Jim Sturgess, who was unknown to me before I saw him in this, stars as Jude, a British dock worker who travels to America to find the father he never knew. He gets sidetracked when he meets a brash Princeton student named Max (Joe Anderson) and his younger sister Lucy (Evan Rachel Wood), and soon enough the three of them are living in a New York City apartment. There they befriend the co-inhabitants like JoJo (Martin Luther McCoy), a guitar player who left Detroit after the race riots, and Sadie (Dana Fuchs), who sings every night at club in Greenwich Village.
Okay, so with names like Jude, Lucy, JoJo, and Sadie, let it not be said that the movie isn’t gimmicky. But chances are, you’ll soon find yourself chuckling with recognition at the constant Beatles allusions rather than rolling your eyes. It’s hard not to like a movie that knowingly tosses in dialogue like “I told myself, when I’m sixty-four, I’ll be long gone from this place,” and I’m sure there were plenty more references that I didn’t catch.
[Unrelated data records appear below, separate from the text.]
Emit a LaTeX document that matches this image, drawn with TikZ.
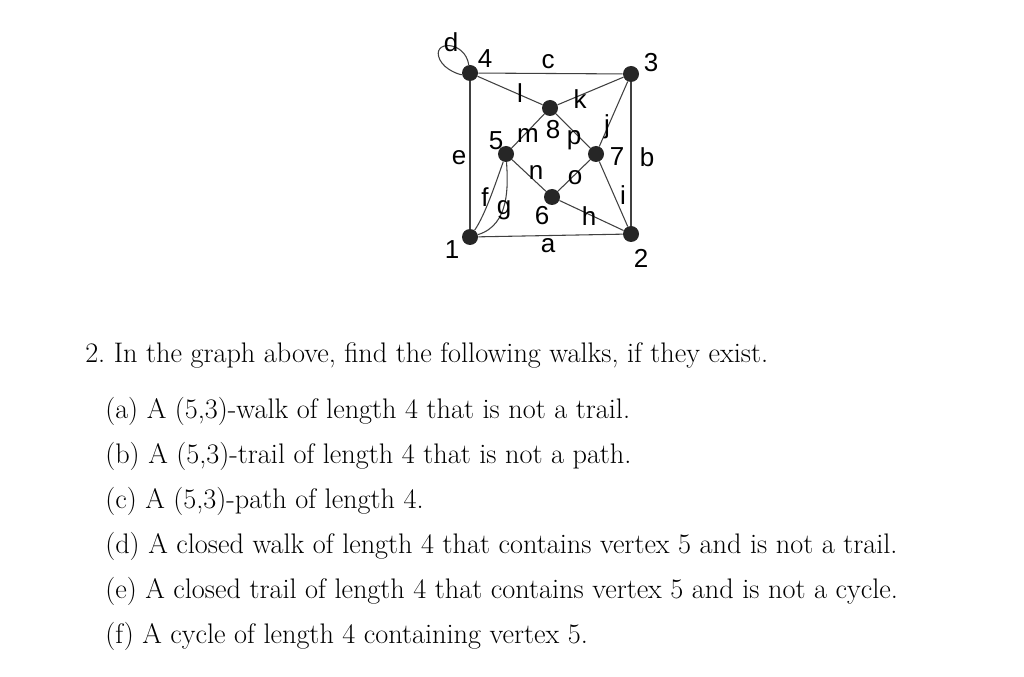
\documentclass[tikz,border=0pt]{standalone}
\usepackage{fontspec}
\newfontfamily\gfont{Liberation Sans}
\begin{document}
\begin{tikzpicture}[x=0.75pt,y=-0.75pt,
  v/.style={circle,fill=black!85,inner sep=0pt,minimum size=12pt},
  e/.style={draw=black!75,line width=0.8pt},
  lb/.style={font=\gfont\fontsize{19.5}{21}\selectfont,inner sep=0pt},
  tx/.style={anchor=base west,font=\fontsize{21.2}{25}\selectfont,inner sep=0pt}]
\useasboundingbox (0,0) rectangle (1024,677);
\node[v] (v4) at (470,73) {};
\node[v] (v3) at (631,74) {};
\node[v] (v8) at (550,108) {};
\node[v] (v5) at (506,154) {};
\node[v] (v7) at (596,154) {};
\node[v] (v6) at (552,197) {};
\node[v] (v1) at (470,237) {};
\node[v] (v2) at (631,234) {};
\draw[e] (v4)--(v3); \draw[e] (v4)--(v1); \draw[e] (v3)--(v2); \draw[e] (v1)--(v2);
\draw[e] (v4)--(v8); \draw[e] (v3)--(v8); \draw[e] (v3)--(v7); \draw[e] (v8)--(v5);
\draw[e] (v8)--(v7); \draw[e] (v5)--(v6); \draw[e] (v7)--(v6); \draw[e] (v6)--(v2);
\draw[e] (v7)--(v2);
\draw[e] (v5) .. controls (495,185) and (485,215) .. (v1);
\draw[e] (v5) .. controls (508,185) and (510,225) .. (v1);
\draw[e] (v4) .. controls (465,40) and (430,40) .. (440,60) .. controls (445,70) and (460,75) .. (v4);
\node[lb] (l4) at (485,59) {4};
\node[lb] (l3) at (651,63) {3};
\node[lb] (l8) at (553,130) {8};
\node[lb] (l5) at (496,141) {5};
\node[lb] (l7) at (617,157) {7};
\node[lb] (l6) at (542,216) {6};
\node[lb] (l1) at (452,250) {1};
\node[lb] (l2) at (641,258) {2};
\node[lb] (lc) at (548,62) {c};
\node[lb] (ld) at (451,42) {d};
\node[lb] (ll) at (520,93) {l};
\node[lb] (lk) at (580,99) {k};
\node[lb] (lm) at (528,136) {m};
\node[lb] (lp) at (574,140) {p};
\node[lb] (lj) at (607,127) {j};
\node[lb] (lb) at (647,157) {b};
\node[lb] (le) at (459,158) {e};
\node[lb] (ln) at (536,173) {n};
\node[lb] (lo) at (575,178) {o};
\node[lb] (lf) at (485,197) {f};
\node[lb] (lg) at (504,210) {g};
\node[lb] (lh) at (589,216) {h};
\node[lb] (li) at (623,195) {i};
\node[lb] (la) at (548,246) {a};
\node[tx] (q) at (85,362) {2.\ In the graph above, find the following walks, if they exist.};
\node[tx] (qa) at (105,418) {(a)\ A (5,3)-walk of length 4 that is not a trail.};
\node[tx] (qb) at (105,463) {(b)\ A (5,3)-trail of length 4 that is not a path.};
\node[tx] (qc) at (105,508) {(c)\ A (5,3)-path of length 4.};
\node[tx] (qd) at (105,553) {(d)\ A closed walk of length 4 that contains vertex 5 and is not a trail.};
\node[tx] (qe) at (105,598) {(e)\ A closed trail of length 4 that contains vertex 5 and is not a cycle.};
\node[tx] (qf) at (105,643) {(f)\ A cycle of length 4 containing vertex 5.};
\end{tikzpicture}
\end{document}
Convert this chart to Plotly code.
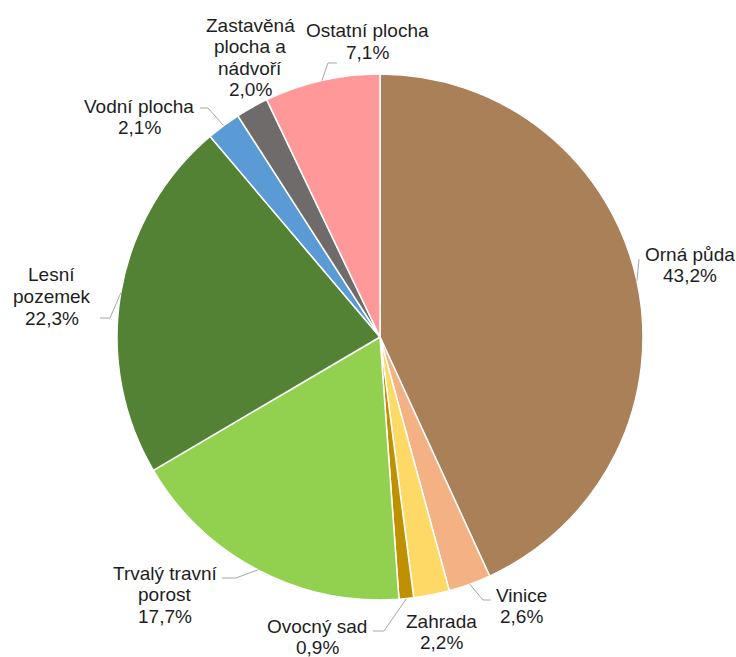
import math
import plotly.graph_objects as go

# ---- data ----
categories = ["Orná půda", "Vinice", "Zahrada", "Ovocný sad", "Trvalý travní porost",
              "Lesní pozemek", "Vodní plocha", "Zastavěná plocha a nádvoří", "Ostatní plocha"]
values = [43.2, 2.6, 2.2, 0.9, 17.7, 22.3, 2.1, 2.0, 7.1]
label_lines = [["Orná půda"], ["Vinice"], ["Zahrada"], ["Ovocný sad"], ["Trvalý travní", "porost"],
               ["Lesní", "pozemek"], ["Vodní plocha"], ["Zastavěná", "plocha a", "nádvoří"], ["Ostatní plocha"]]

# ---- styling / layout ----
colors = ["#A98058", "#F4B183", "#FFD966", "#BF9000", "#92D050",
          "#548235", "#5B9BD5", "#706B6B", "#FF9999"]
W, H = 736, 657
CX, CY, R = 380, 337, 263
LINE_H = 21.5
# label block placement: (center x, first-line center y) in pixels
label_place = [(690, 254), (521, 595), (442, 621), (317, 626), (165, 573),
               (52, 275), (139, 106), (250, 25), (367, 31)]
# leader line extra points (after point on slice edge), in pixels
leader_pts = [[(639, 259)], [(483, 600), (491, 600)], [], [(384, 631), (373, 631)],
              [(236, 578), (222, 578)], [(110, 318), (100, 318)], [(208, 108), (200, 108)],
              [], [(328, 63), (337, 63)]]


def px(x):
    return x / W


def py(y):
    return 1 - y / H


fig = go.Figure(go.Pie(
    labels=categories, values=values, sort=False, direction="clockwise", rotation=0,
    marker=dict(colors=colors, line=dict(color="white", width=1.5)),
    textinfo="none", hoverinfo="label+percent", showlegend=False,
    domain=dict(x=[px(CX - R), px(CX + R)], y=[py(CY + R), py(CY - R)]),
))

annotations = []
shapes = []
total = sum(values)
cum = 0.0
for i, v in enumerate(values):
    mid = (cum + v / 2) / total * 2 * math.pi
    cum += v
    ex = CX + R * math.sin(mid)
    ey = CY - R * math.cos(mid)
    lines = label_lines[i] + [f"{v:.1f}".replace(".", ",") + "%"]
    lx, ly = label_place[i]
    for k, t in enumerate(lines):
        annotations.append(dict(
            x=px(lx), y=py(ly + k * LINE_H), xref="paper", yref="paper",
            text=t, showarrow=False, xanchor="center", yanchor="middle",
            font=dict(family="Liberation Sans, Arial, sans-serif", size=19, color="#1e1e1e"),
        ))
    if leader_pts[i]:
        pts = [(ex, ey)] + leader_pts[i]
        path = "M " + " L ".join(f"{px(a):.5f},{py(b):.5f}" for a, b in pts)
        shapes.append(dict(type="path", path=path, xref="paper", yref="paper",
                           line=dict(color="#A6A6A6", width=1)))

fig.update_layout(
    width=W, height=H, margin=dict(l=0, r=0, t=0, b=0),
    paper_bgcolor="white", plot_bgcolor="white",
    annotations=annotations, shapes=shapes,
)

fig.write_html(
    "out.html",
    config={"displayModeBar": False},
    post_script="document.body.style.margin='0';document.body.style.overflow='hidden';",
)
The story itself is rather formulaic, in the style of a stage musical – the happy group of friends is eventually driven apart by the troubles of the times before reuniting in a life-affirming ending – and it hits all the expected ‘60s beats: Max, after dropping out of Princeton, is drafted to fight in Vietnam, while Jude and Lucy are driven apart by Lucy’s involvement in an increasingly radical protest movement. But while you may be expecting each plot point five minutes before it happens, the musical sequences – probably a bit more than half of the film – are unconventional, exciting, and terrifically choreographed.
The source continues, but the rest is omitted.